In ganz Europa wurden heuer „in Friedenszeiten beispiellose restriktive Maßnahmen unterschiedlichen Ausmaßes ergriffen“, hält die EU-Drogenbeobachtungsstelle EMCDDA in ihrem 25. Jahr der Beobachtung der Drogensituation in der EU fest.

„Die Covid-19-Pandemie hatte unmittelbar störende Auswirkungen auf den Drogenkonsum, das Drogenangebot und die Drogenhilfeeinrichtungen und brachte die besonderen Bedürfnisse von Menschen, die Drogen konsumieren, ans Licht“, betonte EMCDDA-Direktor Alexis Goosdeel in einer Aussendung.

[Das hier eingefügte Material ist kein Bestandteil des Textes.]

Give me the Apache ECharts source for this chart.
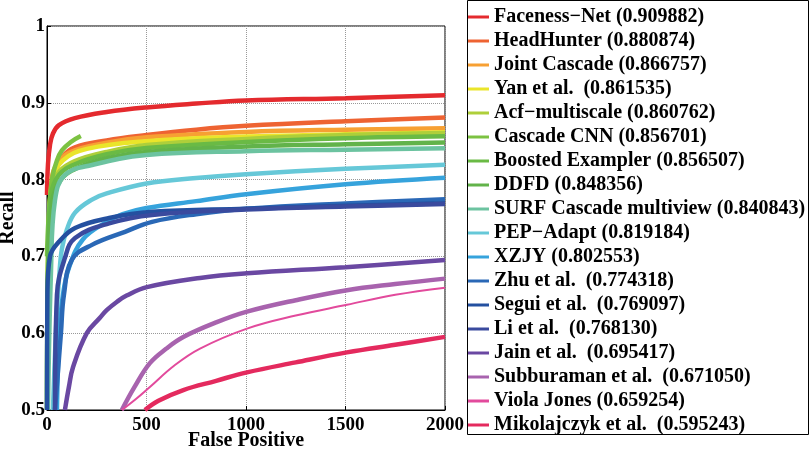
<!DOCTYPE html>
<html>
<head>
<meta charset="utf-8">
<script src="https://cdn.jsdelivr.net/npm/echarts@6/dist/echarts.min.js"></script>
<style>
  html, body { margin: 0; padding: 0; background: #fff; }
  #roc { width: 811px; height: 449px; }
</style>
</head>
<body>
<div id="roc"></div>
<script>
// legend labels (method + score at 2000 false positives)
var labels = [
  "Faceness\u2212Net (0.909882)",
  "HeadHunter (0.880874)",
  "Joint Cascade (0.866757)",
  "Yan et al.  (0.861535)",
  "Acf\u2212multiscale (0.860762)",
  "Cascade CNN (0.856701)",
  "Boosted Exampler (0.856507)",
  "DDFD (0.848356)",
  "SURF Cascade multiview (0.840843)",
  "PEP\u2212Adapt (0.819184)",
  "XZJY (0.802553)",
  "Zhu et al.  (0.774318)",
  "Segui et al.  (0.769097)",
  "Li et al.  (0.768130)",
  "Jain et al.  (0.695417)",
  "Subburaman et al.  (0.671050)",
  "Viola Jones (0.659254)",
  "Mikolajczyk et al.  (0.595243)"
];

// [false positives, recall]
var faceness = [[0,0.78],[5,0.82],[15,0.845],[30,0.86],[60,0.871],[140,0.880],[300,0.888],[500,0.894],[750,0.899],[1000,0.903],[1500,0.906],[2000,0.909882]];
var headHunter = [[15,0.72],[30,0.79],[45,0.81],[75,0.829],[140,0.842],[300,0.851],[500,0.858],[750,0.865],[1000,0.870],[1500,0.876],[2000,0.880874]];
var jointCascade = [[5,0.70],[20,0.79],[40,0.816],[110,0.835],[300,0.848],[500,0.855],[1000,0.862],[1500,0.865],[2000,0.866757]];
var yan = [[2,0.60],[10,0.75],[30,0.80],[80,0.825],[200,0.840],[500,0.850],[1000,0.856],[1500,0.859],[2000,0.861535]];
var acf = [[2,0.55],[8,0.72],[25,0.79],[60,0.810],[140,0.824],[300,0.836],[500,0.845],[1000,0.853],[1500,0.858],[2000,0.860762]];
var cascadeCnn = [[0,0.70],[8,0.75],[25,0.80],[50,0.825],[75,0.838],[120,0.849],[170,0.856701]];
var boosted = [[0,0.50],[5,0.70],[20,0.78],[60,0.806],[140,0.820],[300,0.833],[500,0.841],[1000,0.849],[1500,0.854],[2000,0.856507]];
var ddfd = [[0,0.50],[6,0.68],[25,0.77],[70,0.80],[150,0.815],[300,0.828],[500,0.836],[1000,0.843],[1500,0.846],[2000,0.848356]];
var surf = [[5,0.50],[20,0.68],[40,0.773],[90,0.806],[226,0.819],[500,0.832],[1000,0.837],[1500,0.839],[2000,0.840843]];
var pepAdapt = [[30,0.50],[48,0.62],[62,0.676],[75,0.71],[100,0.735],[141,0.757],[226,0.774],[300,0.782],[500,0.795],[750,0.802],[1000,0.807],[1500,0.814],[2000,0.819184]];
var xzjy = [[50,0.50],[62,0.60],[80,0.65],[110,0.685],[180,0.722],[300,0.745],[380,0.755],[500,0.763],[750,0.772],[1000,0.781],[1500,0.794],[2000,0.802553]];
var zhu = [[40,0.50],[70,0.60],[85,0.65],[126,0.696],[226,0.715],[392,0.732],[528,0.745],[750,0.755],[1000,0.762],[1500,0.769],[2000,0.774318]];
var segui = [[0,0.50],[2,0.65],[15,0.70],[60,0.719],[141,0.737],[312,0.750],[528,0.758],[1000,0.762],[1500,0.766],[2000,0.769097]];
var li = [[40,0.50],[50,0.65],[90,0.698],[141,0.724],[312,0.743],[528,0.754],[1000,0.761],[1500,0.765],[2000,0.768130]];
var jain = [[90,0.50],[110,0.53],[131,0.556],[200,0.600],[266,0.620],[300,0.630],[352,0.641],[400,0.649],[502,0.660],[769,0.672],[1005,0.678],[1500,0.686],[2000,0.695417]];
var subburaman = [[376,0.50],[440,0.53],[517,0.561],[600,0.58],[685,0.595],[850,0.614],[1005,0.628],[1250,0.643],[1507,0.656],[1750,0.664],[2000,0.671050]];
var violaJones = [[376,0.50],[450,0.515],[517,0.530],[640,0.558],[769,0.580],[1005,0.606],[1250,0.623],[1507,0.637],[1750,0.650],[2000,0.659254]];
var mikolajczyk = [[492,0.50],[560,0.512],[685,0.526],[850,0.538],[1005,0.549],[1250,0.562],[1507,0.575],[1750,0.585],[2000,0.595243]];

var curves = [faceness, headHunter, jointCascade, yan, acf, cascadeCnn, boosted, ddfd, surf,
  pepAdapt, xzjy, zhu, segui, li, jain, subburaman, violaJones, mikolajczyk];

var colors = ["#e42a2e", "#ee6332", "#f7a033", "#eae52a", "#aecf3a", "#7cc242", "#6aba45", "#62b34a", "#6cc3a0",
  "#66c8d8", "#36a3dc", "#2a68b6", "#2450a0", "#3a4a9e", "#6a48a2", "#a863ae", "#e24a9c", "#e42a5e"];

var xTicks = [0, 500, 1000, 1500, 2000];

var serif = "'Liberation Serif', 'DejaVu Serif', serif";

var chart = echarts.init(document.getElementById("roc"));

var series = curves.map(function (d, i) {
  return {
    name: labels[i],
    type: "line",
    data: d,
    showSymbol: false,
    smooth: 0.4,
    lineStyle: { width: i == 16 ? 2 : 4.5, color: colors[i] },
    itemStyle: { color: colors[i] }
  };
});

var option = {
  animation: false,
  backgroundColor: "#fff",
  grid: {
    left: 47, right: 366, top: 26, bottom: 39,
    outerBoundsMode: "none",
    containLabel: false,
    show: true, borderColor: "#000", borderWidth: 1
  },
  xAxis: {
    type: "value",
    min: 0, max: 2000, interval: 500,
    name: "False Positive",
    nameLocation: "middle",
    nameGap: 21,
    nameMoveOverlap: false,
    nameTextStyle: { fontFamily: serif, fontWeight: "bold", fontSize: 20, color: "#000" },
    axisLine: { show: true, lineStyle: { color: "#000" } },
    axisTick: { show: true, inside: true, length: 4, lineStyle: { color: "#000" } },
    axisLabel: {
      margin: 6, color: "#000", fontFamily: serif, fontWeight: "bold", fontSize: 19,
      formatter: function (v) { return xTicks.indexOf(v) >= 0 ? String(v) : ""; }
    },
    splitLine: { show: true, lineStyle: { type: "dotted", color: "#999" } }
  },
  yAxis: {
    type: "value",
    min: 0.5, max: 1, interval: 0.1,
    name: "Recall",
    nameLocation: "middle",
    nameGap: 29,
    nameMoveOverlap: false,
    nameTextStyle: { fontFamily: serif, fontWeight: "bold", fontSize: 20, color: "#000" },
    axisLine: { show: true, lineStyle: { color: "#000" } },
    axisTick: { show: true, inside: true, length: 4, lineStyle: { color: "#000" } },
    axisLabel: {
      margin: 2, color: "#000", fontFamily: serif, fontWeight: "bold", fontSize: 19,
      formatter: function (v) { return Math.abs(v - 1) < 1e-9 ? "1" : v.toFixed(1); }
    },
    splitLine: { show: true, lineStyle: { type: "dotted", color: "#999" } }
  },
  legend: {
    orient: "vertical",
    left: 467, top: 1,
    padding: [4, 3, 3, 1],
    itemGap: 0,
    itemWidth: 21,
    itemHeight: 3,
    icon: "rect",
    selectedMode: false,
    backgroundColor: "#fff",
    textStyle: { fontFamily: serif, fontWeight: "bold", fontSize: 20, color: "#000", lineHeight: 24 },
    data: labels
  },
  graphic: [{
    type: "rect",
    z: 200,
    shape: { x: 467.5, y: 0.5, width: 341, height: 434 },
    style: { fill: null, stroke: "#000", lineWidth: 1 },
    silent: true
  }],
  series: series
};

chart.setOption(option);
</script>
</body>
</html>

Organisierte Banden änderten rasch ihr Vorgehen, weil der Straßenverkauf von Drogen durch die Einschränkung der Bewegungsfreiheit schwierig war. Auf Großhandelsebene nahm der Schmuggel auf dem Luftweg ab. Die Herstellung synthetischer Drogen und der Cannabisanbau in Europa waren dagegen von den Lockdowns weitgehend unbeeinflusst.

Kokain spielt zunehmende Rolle

Kokain spielt beim Drogenkonsum in Europa eine zunehmende Rolle. Im Vorjahr haben geschätzt 4,3 Millionen Menschen in der EU Kokain eingenommen, das sind 1,3 Prozent der 15- bis 64-Jährigen und rund 400.000 Personen mehr als im Jahr 2018.

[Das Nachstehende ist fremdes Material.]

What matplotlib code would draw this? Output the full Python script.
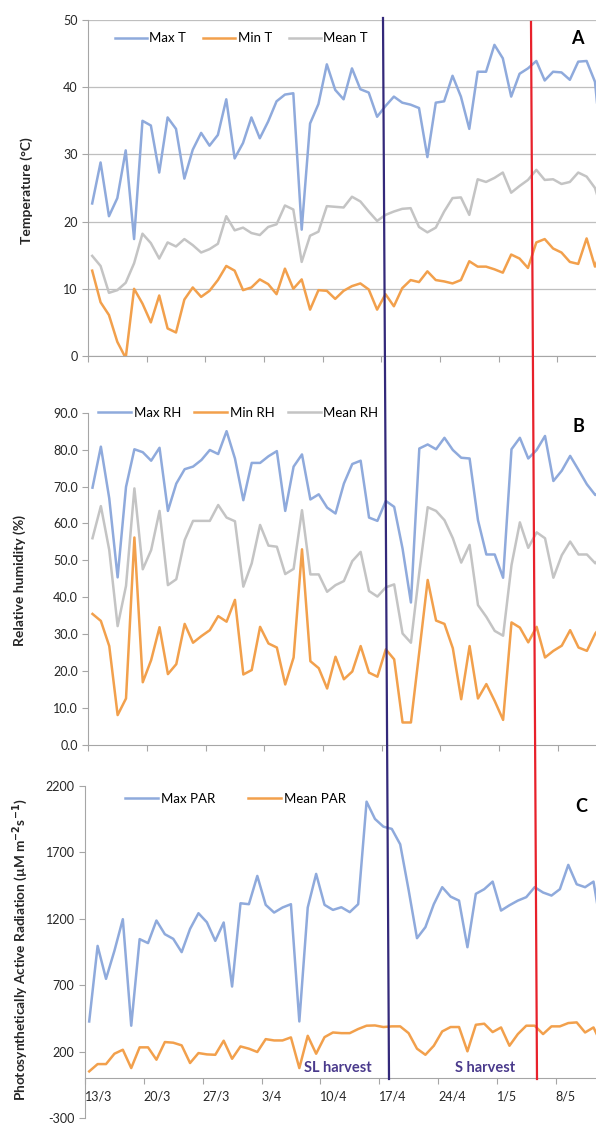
import numpy as np
import matplotlib
matplotlib.use('Agg')
import matplotlib.pyplot as plt
from matplotlib.lines import Line2D

plt.rcParams['font.family'] = ['Lato', 'DejaVu Sans']
plt.rcParams['axes.unicode_minus'] = False

# daily values, 13/3 to 13/5
max_t = [22.7, 28.8, 20.8, 23.5, 30.6, 17.4, 35.0, 34.3, 27.3, 35.5,
         33.8, 26.4, 30.7, 33.2, 31.3, 32.9, 38.2, 29.4, 31.7, 35.5,
         32.4, 34.9, 37.9, 38.9, 39.1, 18.8, 34.6, 37.5, 43.4, 39.6,
         38.2, 42.8, 39.7, 39.2, 35.6, 37.2, 38.6, 37.7, 37.4, 36.9,
         29.6, 37.7, 37.9, 41.7, 38.6, 33.8, 42.3, 42.3, 46.3, 44.3,
         38.6, 42.0, 42.8, 43.9, 41.0, 42.3, 42.2, 41.1, 43.8, 43.9,
         40.8, 28.0]
min_t = [12.7, 8.0, 6.1, 2.1, -0.3, 10.0, 7.8, 5.0, 9.0, 4.1,
         3.5, 8.4, 10.2, 8.8, 9.7, 11.3, 13.4, 12.7, 9.8, 10.2,
         11.4, 10.7, 9.2, 13.0, 10.0, 11.4, 6.9, 9.8, 9.7, 8.5,
         9.7, 10.4, 10.8, 9.9, 6.9, 9.2, 7.4, 10.1, 11.3, 11.0,
         12.6, 11.3, 11.1, 10.8, 11.3, 14.1, 13.3, 13.3, 12.9, 12.4,
         15.1, 14.5, 13.1, 16.9, 17.4, 16.0, 15.4, 14.0, 13.7, 17.5,
         13.3, 16.5]
mean_t = [14.9, 13.4, 9.4, 9.8, 10.9, 13.8, 18.2, 16.8, 14.5, 16.9,
          16.3, 17.4, 16.5, 15.4, 15.9, 16.7, 20.8, 18.7, 19.1, 18.3,
          18.0, 19.2, 19.6, 22.4, 21.8, 14.0, 17.9, 18.5, 22.3, 22.2,
          22.1, 23.7, 23.0, 21.5, 20.1, 21.0, 21.5, 21.9, 22.0, 19.2,
          18.4, 19.1, 21.5, 23.5, 23.6, 21.0, 26.3, 25.9, 26.5, 27.3,
          24.3, 25.3, 26.2, 27.7, 26.2, 26.3, 25.6, 25.9, 27.3, 26.7,
          25.0, 21.0]

max_rh = [69.7, 80.8, 66.8, 45.4, 69.9, 80.1, 79.3, 77.0, 80.5, 63.4,
          70.8, 74.7, 75.4, 77.2, 79.9, 78.8, 85.0, 77.6, 66.3, 76.4,
          76.4, 78.2, 79.6, 63.4, 75.4, 78.7, 66.5, 67.9, 64.3, 62.7,
          70.8, 76.1, 77.0, 61.6, 60.7, 66.1, 64.5, 53.2, 38.6, 80.3,
          81.4, 80.1, 83.2, 79.9, 77.8, 77.6, 60.9, 51.6, 51.6, 45.3,
          80.1, 83.2, 77.6, 79.9, 83.7, 71.5, 74.3, 78.3, 74.5, 70.6,
          67.7, 69.5]
min_rh = [35.5, 33.6, 26.8, 8.1, 12.6, 56.2, 17.0, 23.0, 31.9, 19.2,
          21.9, 32.8, 27.7, 29.5, 31.1, 34.9, 33.4, 39.3, 19.1, 20.3,
          32.0, 27.5, 26.4, 16.4, 23.7, 53.0, 22.7, 20.8, 15.3, 23.9,
          17.8, 19.9, 26.8, 19.6, 18.5, 25.9, 23.2, 6.1, 6.1, 25.3,
          44.7, 33.7, 32.8, 26.2, 12.4, 26.8, 12.6, 16.5, 11.9, 6.8,
          33.2, 31.8, 27.8, 32.0, 23.7, 25.5, 26.9, 31.1, 26.4, 25.5,
          30.2, 33.0]
mean_rh = [56.0, 64.7, 52.8, 32.2, 43.1, 69.5, 47.6, 52.8, 63.4, 43.3,
           44.9, 55.5, 60.7, 60.7, 60.7, 65.0, 61.6, 60.6, 42.9, 49.2,
           59.6, 54.0, 53.7, 46.3, 47.7, 63.6, 46.2, 46.2, 41.5, 43.3,
           44.4, 49.8, 52.3, 41.7, 40.2, 42.7, 43.5, 30.2, 27.7, 46.8,
           64.4, 63.4, 60.9, 56.0, 49.4, 54.2, 37.9, 34.7, 30.9, 29.6,
           48.7, 60.3, 53.4, 57.6, 56.0, 45.3, 51.4, 55.1, 51.6, 51.6,
           49.2, 52.0]

max_par = [427, 996, 748, 959, 1197, 395, 1047, 1017, 1187, 1084,
           1049, 949, 1124, 1242, 1174, 1034, 1172, 690, 1317, 1310,
           1523, 1305, 1247, 1285, 1310, 427, 1285, 1538, 1305, 1267,
           1287, 1250, 1310, 2082, 1952, 1894, 1877, 1761, 1418, 1054,
           1137, 1310, 1438, 1367, 1337, 986, 1388, 1423, 1480, 1262,
           1302, 1337, 1363, 1438, 1398, 1375, 1423, 1606, 1460, 1438,
           1480, 1100]
mean_par = [51, 106, 106, 184, 214, 76, 232, 232, 139, 272,
            267, 247, 114, 189, 179, 176, 282, 146, 239, 222,
            197, 294, 284, 284, 307, 76, 319, 184, 309, 344,
            339, 339, 370, 395, 397, 385, 390, 390, 339, 222,
            176, 244, 352, 385, 385, 202, 402, 410, 347, 382,
            244, 332, 395, 395, 332, 390, 390, 415, 420, 344,
            382, 250]

date_labels = ['13/3', '20/3', '27/3', '3/4', '10/4', '17/4', '24/4', '1/5', '8/5']

blue = '#8FAADC'
orange = '#F2A04C'
grey = '#C4C4C4'
axis_grey = '#A6A6A6'
text_col = '#262626'

n = len(max_t)
x = np.arange(n)

W, H = 596, 1125
fig = plt.figure(figsize=(W / 100, H / 100), dpi=100)

def px_axes(left, top, bottom, day_w):
    return fig.add_axes([left / W, 1 - bottom / H, n * day_w / W, (bottom - top) / H])

def style(ax, show_dates=False):
    ax.spines['top'].set_visible(False)
    ax.spines['right'].set_visible(False)
    ax.spines['left'].set_color(axis_grey)
    ax.spines['bottom'].set_color(axis_grey)
    ax.set_xlim(-0.5, n - 0.5)
    ax.set_xticks(np.arange(-0.5, n, 7))
    ax.tick_params(colors=axis_grey, labelcolor=text_col, labelsize=9,
                   length=4, width=0.8)
    if show_dates:
        ax.set_xticklabels(date_labels, ha='left')
        ax.tick_params(axis='x', pad=5)
    else:
        ax.tick_params(axis='x', labelbottom=False)

lw = 1.8

# A - temperature
ax1 = px_axes(88, 20, 356, 8.38)
ax1.plot(x, max_t, color=blue, lw=lw, label='Max T')
ax1.plot(x, min_t, color=orange, lw=lw, label='Min T')
ax1.plot(x, mean_t, color=grey, lw=lw, label='Mean T')
ax1.set_ylim(0, 50)
ax1.set_yticks(range(0, 51, 10))
ax1.yaxis.grid(True, color='#BFBFBF', lw=0.9)
ax1.set_axisbelow(True)
style(ax1)
ax1.legend(ncol=3, loc='center left', bbox_to_anchor=(0.052, 0.946), frameon=False,
           fontsize=9.5, handlelength=2.4, handletextpad=0.2, columnspacing=1.3,
           borderpad=0, borderaxespad=0)

# B - relative humidity
ax2 = px_axes(88.3, 412.7, 745, 8.38)
ax2.plot(x, max_rh, color=blue, lw=lw, label='Max RH')
ax2.plot(x, min_rh, color=orange, lw=lw, label='Min RH')
ax2.plot(x, mean_rh, color=grey, lw=lw, label='Mean RH')
ax2.set_ylim(0, 90)
ax2.set_yticks(range(0, 91, 10))
ax2.set_yticklabels(['%.1f' % v for v in range(0, 91, 10)])
style(ax2)
ax2.legend(ncol=3, loc='center left', bbox_to_anchor=(0.019, 1.0), frameon=False,
           fontsize=9.5, handlelength=2.5, handletextpad=0.2, columnspacing=1.0,
           borderpad=0, borderaxespad=0)

# C - PAR
ax3 = px_axes(85, 786, 1118, 8.405)
ax3.plot(x, max_par, color=blue, lw=lw, label='Max PAR')
ax3.plot(x, mean_par, color=orange, lw=lw, label='Mean PAR')
ax3.set_ylim(-300, 2200)
ax3.set_yticks(range(-300, 2201, 500))
ax3.spines['bottom'].set_position(('data', 0))
style(ax3, show_dates=True)
ax3.legend(ncol=2, loc='center left', bbox_to_anchor=(0.077, 0.961), frameon=False,
           fontsize=9.5, handlelength=2.5, handletextpad=0.2, columnspacing=2.5,
           borderpad=0, borderaxespad=0)

# y labels
fig.text(27 / W, 1 - 191 / H, 'Temperature (°C)', rotation=90, ha='center', va='center',
         fontsize=10, fontweight='bold', color=text_col)
fig.text(20 / W, 1 - 581 / H, 'Relative humidity (%)', rotation=90, ha='center', va='center',
         fontsize=10, fontweight='bold', color=text_col)
fig.text(20 / W, 1 - 950 / H,
         r'Photosynthetically Active Radiation (µM m$^{\mathbf{-2}}$s$^{\mathbf{-1}}$)',
         rotation=90, ha='center', va='center', fontsize=9.8, fontweight='bold', color=text_col)

# panel letters
for letter, px, py in [('A', 577, 38), ('B', 578, 427), ('C', 581, 806)]:
    fig.text(px / W, 1 - py / H, letter, ha='center', va='center',
             fontsize=13, fontweight='bold', color='black')

# harvest markers
fig.add_artist(Line2D([383 / W, 389 / W], [1 - 18 / H, 1 - 1079 / H],
                      color='#33297A', lw=1.6, transform=fig.transFigure))
fig.add_artist(Line2D([531 / W, 537 / W], [1 - 22 / H, 1 - 1079 / H],
                      color='#E8212B', lw=1.6, transform=fig.transFigure))
fig.text(338 / W, 1 - 1068 / H, 'SL harvest', ha='center', va='center',
         fontsize=10.5, fontweight='bold', color='#4A3A8C')
fig.text(485 / W, 1 - 1068 / H, 'S harvest', ha='center', va='center',
         fontsize=10.5, fontweight='bold', color='#4A3A8C')

plt.savefig('out.png', dpi=100)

Hinter Kokain folgt Ecstasy (MDMA/Methylen-Dioxy-Methyl-Amphetamin) mit rund 2,7 Millionen Konsumentinnen und Konsumenten im Vorjahr. Hier gab es einen Anstieg um rund 100.000 Personen. Der Amphetaminkonsum stieg um rund 300.000 auf geschätzt zwei Millionen Abnehmerinnen und Abnehmer.

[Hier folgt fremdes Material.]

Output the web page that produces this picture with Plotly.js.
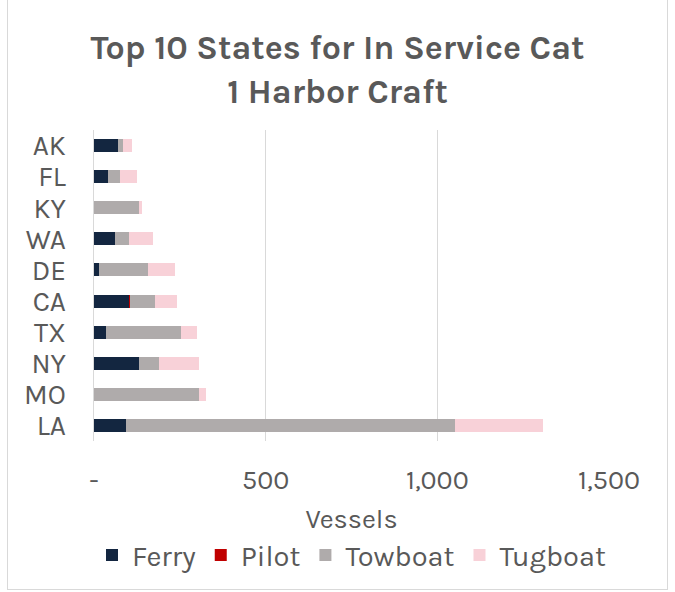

Die Zahl der Hochrisiko-Opioid-Konsumierenden in der EU blieb mit 1,3 Millionen konstant (Daten von 2018). Opioide wurden bei 82 Prozent aller tödlichen Überdosierungen nachgewiesen. Grund zur Sorge geben laut EMCDDA die größer werdenden Mengen Heroin, die in der EU beschlagnahmt wurden.

Gesundheitliche Risiken

Die große Mehrheit (69 Prozent) der in der EU sichergestellten Drogen betraf allerdings Cannabisprodukte. Cannabisharz und Cannabiskraut weisen dabei heute im Schnitt doppelt so viel des Drogeninhaltsstoffes THC (Tetrahydrocannabinol) auf wie noch vor zehn Jahren. Außerdem wurde in den vergangenen drei Jahren fast wöchentlich eine Neue Psychoaktive Substanz (NPS) erstmals in Europa entdeckt, im Vorjahr waren es insgesamt 53. Hinzu kamen im Jahr 2019 acht neue nicht kontrollierte synthetische Opioide.

Die höhere Verfügbarkeit illegaler Substanzen berge hohe Risiken für die Gesundheit, so die EMCDDA. Sie fordert einen besseren Zugang zu Präventions-, Test- und Behandlungsmaßnahmen von Hepatitis C für Menschen, die Drogen injizieren.